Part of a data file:
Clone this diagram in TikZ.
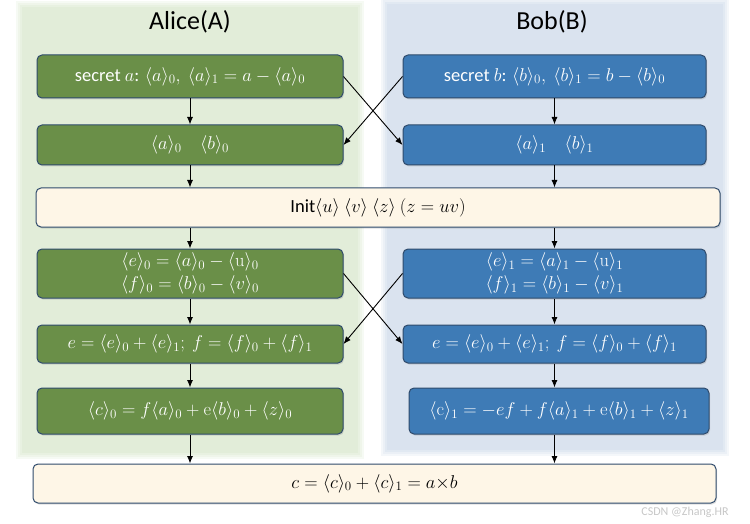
\RequirePackage{fix-cm}
\documentclass[tikz,border=0pt]{standalone}
\usepackage[no-math]{fontspec}
\setmainfont{Carlito}
\usetikzlibrary{positioning, calc, arrows.meta, shadows}

\definecolor{alicebg}{HTML}{E2EDD9}
\definecolor{bobbg}{HTML}{DAE3EF}
\definecolor{alicebox}{HTML}{6A8F48}
\definecolor{bobbox}{HTML}{3E7BB6}
\definecolor{sharedbox}{HTML}{FEF6E7}
\definecolor{boxedge}{HTML}{2F4B6C}

\begin{document}
\begin{tikzpicture}[
  x=1pt, y=-1pt,
  >={Latex[length=7.5pt, width=6pt]}, line width=0.9pt,
  box/.style    = {draw=boxedge, line width=1pt, rounded corners=5pt, align=center,
                   inner sep=2pt, font=\fontsize{18.5}{22.5}\selectfont,
                   drop shadow={shadow xshift=1pt, shadow yshift=-1.5pt, opacity=0.25}},
  alice/.style  = {box, fill=alicebox, text=white, minimum width=306pt},
  bob/.style    = {box, fill=bobbox, text=white, minimum width=303pt},
  shared/.style = {box, fill=sharedbox, text=black, minimum width=684pt, minimum height=39pt},
  title/.style  = {font=\fontsize{26}{30}\selectfont},
]
  \useasboundingbox (0,0) rectangle (750,524);

  % ---- background panels, soft edges ----
  \foreach \g/\t in {6/30, 4/55, 2/80, 0/100} {
    \fill[alicebg!\t] (22-\g,7-\g) rectangle (358+\g,453+\g);
    \fill[bobbg!\t]   (387-\g,4-\g) rectangle (723+\g,450+\g);
  }

  \node[title] (alicetitle) at (190,22) {Alice(A)};
  \node[title] (bobtitle)   at (552,22) {Bob(B)};

  % ---- Alice column ----
  \node[alice, minimum height=43pt]      (a1) at (190,76.5)
    {secret $a$: $\langle a\rangle_0,\ \langle a\rangle_1 = a - \langle a\rangle_0$};
  \node[alice, minimum height=40pt, below=26pt of a1] (a2)
    {$\langle a\rangle_0 \quad \langle b\rangle_0$};

  % ---- Bob column, level with Alice ----
  \node[bob, minimum height=43pt, right=59pt of a1] (b1)
    {secret $b$: $\langle b\rangle_0,\ \langle b\rangle_1 = b - \langle b\rangle_0$};
  \node[bob, minimum height=40pt, right=59pt of a2] (b2)
    {$\langle a\rangle_1 \quad \langle b\rangle_1$};

  % ---- shared initialisation ----
  \node[shared] (init) at (378,207.5)
    {Init$\langle u\rangle\ \langle v\rangle\ \langle z\rangle\ (z = uv)$};

  \node[alice, minimum height=49pt, inner sep=0pt] (a4) at (190,273.5)
    {$\langle e\rangle_0 = \langle a\rangle_0 - \langle \mathrm{u}\rangle_0$\\
     $\langle f\rangle_0 = \langle b\rangle_0 - \langle v\rangle_0$};
  \node[alice, minimum height=38pt, below=26pt of a4] (a5)
    {$e = \langle e\rangle_0 + \langle e\rangle_1;\ f = \langle f\rangle_0 + \langle f\rangle_1$};
  \node[alice, minimum height=46pt] (a6) at (190,411)
    {$\langle c\rangle_0 = f\langle a\rangle_0 + \mathrm{e}\langle b\rangle_0 + \langle z\rangle_0$};

  \node[bob, minimum height=49pt, inner sep=0pt, right=59pt of a4] (b4)
    {$\langle e\rangle_1 = \langle a\rangle_1 - \langle \mathrm{u}\rangle_1$\\
     $\langle f\rangle_1 = \langle b\rangle_1 - \langle v\rangle_1$};
  \node[bob, minimum height=38pt, right=59pt of a5] (b5)
    {$e = \langle e\rangle_0 + \langle e\rangle_1;\ f = \langle f\rangle_0 + \langle f\rangle_1$};
  \node[bob, minimum height=46pt, minimum width=300pt, right=65pt of a6] (b6)
    {$\langle \mathrm{c}\rangle_1 = -ef + f\langle a\rangle_1 + \mathrm{e}\langle b\rangle_1 + \langle z\rangle_1$};

  % ---- result ----
  \node[shared, minimum width=683pt] (final) at (374.5,483.5)
    {$c = \langle c\rangle_0 + \langle c\rangle_1 = a{\times}b$};

  \node[text=black!22, font=\fontsize{12}{14}\selectfont] (watermark) at (685,512) {CSDN @Zhang.HR};

  % ---- arrows ----
  \draw[->] (a1) -- (a2);
  \draw[->] (b1) -- (b2);
  \draw[->] (a1.east) -- (b2.west);
  \draw[->] (b1.west) -- (a2.east);

  \draw[->] (a2.south) -- (a2.south |- init.north);
  \draw[->] (b2.south) -- (b2.south |- init.north);
  \draw[->] (a4.north |- init.south) -- (a4.north);
  \draw[->] (b4.north |- init.south) -- (b4.north);

  \draw[->] (a4) -- (a5);
  \draw[->] (b4) -- (b5);
  \draw[->] (a4.east) -- (b5.west);
  \draw[->] (b4.west) -- (a5.east);

  \draw[->] (a5) -- (a6);
  \draw[->] (b5.south) -- (b5.south |- b6.north);
  \draw[->] (a6.south) -- (a6.south |- final.north);
  \draw[->] (b5.south |- b6.south) -- (b5.south |- final.north);
\end{tikzpicture}
\end{document}
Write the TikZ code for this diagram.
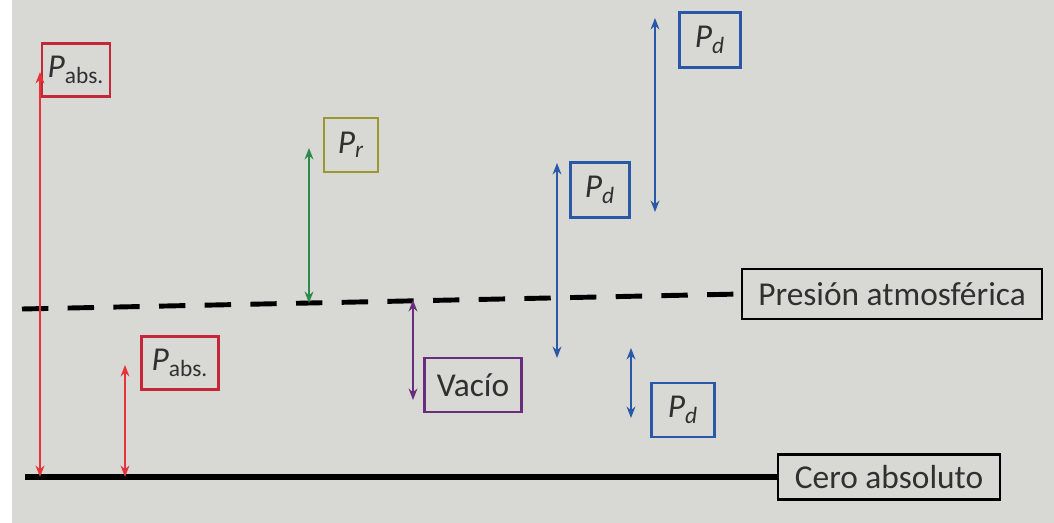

**What is needed**: The data above needs to be retyped exactly, with the images left out.

**Correct response**:
Clone this diagram in TikZ.
\RequirePackage{fix-cm}
\documentclass[tikz,border=0pt]{standalone}
\usepackage[no-math]{fontspec}
\setmainfont{Carlito}
\usetikzlibrary{positioning, calc, arrows.meta, shadows}

\definecolor{alicebg}{HTML}{E2EDD9}
\definecolor{bobbg}{HTML}{DAE3EF}
\definecolor{alicebox}{HTML}{6A8F48}
\definecolor{bobbox}{HTML}{3E7BB6}
\definecolor{sharedbox}{HTML}{FEF6E7}
\definecolor{boxedge}{HTML}{2F4B6C}

\begin{document}
\begin{tikzpicture}[
  x=1pt, y=-1pt,
  >={Latex[length=7.5pt, width=6pt]}, line width=0.9pt,
  box/.style    = {draw=boxedge, line width=1pt, rounded corners=5pt, align=center,
                   inner sep=2pt, font=\fontsize{18.5}{22.5}\selectfont,
                   drop shadow={shadow xshift=1pt, shadow yshift=-1.5pt, opacity=0.25}},
  alice/.style  = {box, fill=alicebox, text=white, minimum width=306pt},
  bob/.style    = {box, fill=bobbox, text=white, minimum width=303pt},
  shared/.style = {box, fill=sharedbox, text=black, minimum width=684pt, minimum height=39pt},
  title/.style  = {font=\fontsize{26}{30}\selectfont},
]
  \useasboundingbox (0,0) rectangle (750,524);

  % ---- background panels, soft edges ----
  \foreach \g/\t in {6/30, 4/55, 2/80, 0/100} {
    \fill[alicebg!\t] (22-\g,7-\g) rectangle (358+\g,453+\g);
    \fill[bobbg!\t]   (387-\g,4-\g) rectangle (723+\g,450+\g);
  }

  \node[title] (alicetitle) at (190,22) {Alice(A)};
  \node[title] (bobtitle)   at (552,22) {Bob(B)};

  % ---- Alice column ----
  \node[alice, minimum height=43pt]      (a1) at (190,76.5)
    {secret $a$: $\langle a\rangle_0,\ \langle a\rangle_1 = a - \langle a\rangle_0$};
  \node[alice, minimum height=40pt, below=26pt of a1] (a2)
    {$\langle a\rangle_0 \quad \langle b\rangle_0$};

  % ---- Bob column, level with Alice ----
  \node[bob, minimum height=43pt, right=59pt of a1] (b1)
    {secret $b$: $\langle b\rangle_0,\ \langle b\rangle_1 = b - \langle b\rangle_0$};
  \node[bob, minimum height=40pt, right=59pt of a2] (b2)
    {$\langle a\rangle_1 \quad \langle b\rangle_1$};

  % ---- shared initialisation ----
  \node[shared] (init) at (378,207.5)
    {Init$\langle u\rangle\ \langle v\rangle\ \langle z\rangle\ (z = uv)$};

  \node[alice, minimum height=49pt, inner sep=0pt] (a4) at (190,273.5)
    {$\langle e\rangle_0 = \langle a\rangle_0 - \langle \mathrm{u}\rangle_0$\\
     $\langle f\rangle_0 = \langle b\rangle_0 - \langle v\rangle_0$};
  \node[alice, minimum height=38pt, below=26pt of a4] (a5)
    {$e = \langle e\rangle_0 + \langle e\rangle_1;\ f = \langle f\rangle_0 + \langle f\rangle_1$};
  \node[alice, minimum height=46pt] (a6) at (190,411)
    {$\langle c\rangle_0 = f\langle a\rangle_0 + \mathrm{e}\langle b\rangle_0 + \langle z\rangle_0$};

  \node[bob, minimum height=49pt, inner sep=0pt, right=59pt of a4] (b4)
    {$\langle e\rangle_1 = \langle a\rangle_1 - \langle \mathrm{u}\rangle_1$\\
     $\langle f\rangle_1 = \langle b\rangle_1 - \langle v\rangle_1$};
  \node[bob, minimum height=38pt, right=59pt of a5] (b5)
    {$e = \langle e\rangle_0 + \langle e\rangle_1;\ f = \langle f\rangle_0 + \langle f\rangle_1$};
  \node[bob, minimum height=46pt, minimum width=300pt, right=65pt of a6] (b6)
    {$\langle \mathrm{c}\rangle_1 = -ef + f\langle a\rangle_1 + \mathrm{e}\langle b\rangle_1 + \langle z\rangle_1$};

  % ---- result ----
  \node[shared, minimum width=683pt] (final) at (374.5,483.5)
    {$c = \langle c\rangle_0 + \langle c\rangle_1 = a{\times}b$};

  \node[text=black!22, font=\fontsize{12}{14}\selectfont] (watermark) at (685,512) {CSDN @Zhang.HR};

  % ---- arrows ----
  \draw[->] (a1) -- (a2);
  \draw[->] (b1) -- (b2);
  \draw[->] (a1.east) -- (b2.west);
  \draw[->] (b1.west) -- (a2.east);

  \draw[->] (a2.south) -- (a2.south |- init.north);
  \draw[->] (b2.south) -- (b2.south |- init.north);
  \draw[->] (a4.north |- init.south) -- (a4.north);
  \draw[->] (b4.north |- init.south) -- (b4.north);

  \draw[->] (a4) -- (a5);
  \draw[->] (b4) -- (b5);
  \draw[->] (a4.east) -- (b5.west);
  \draw[->] (b4.west) -- (a5.east);

  \draw[->] (a5) -- (a6);
  \draw[->] (b5.south) -- (b5.south |- b6.north);
  \draw[->] (a6.south) -- (a6.south |- final.north);
  \draw[->] (b5.south |- b6.south) -- (b5.south |- final.north);
\end{tikzpicture}
\end{document}
Write the TikZ code for this diagram.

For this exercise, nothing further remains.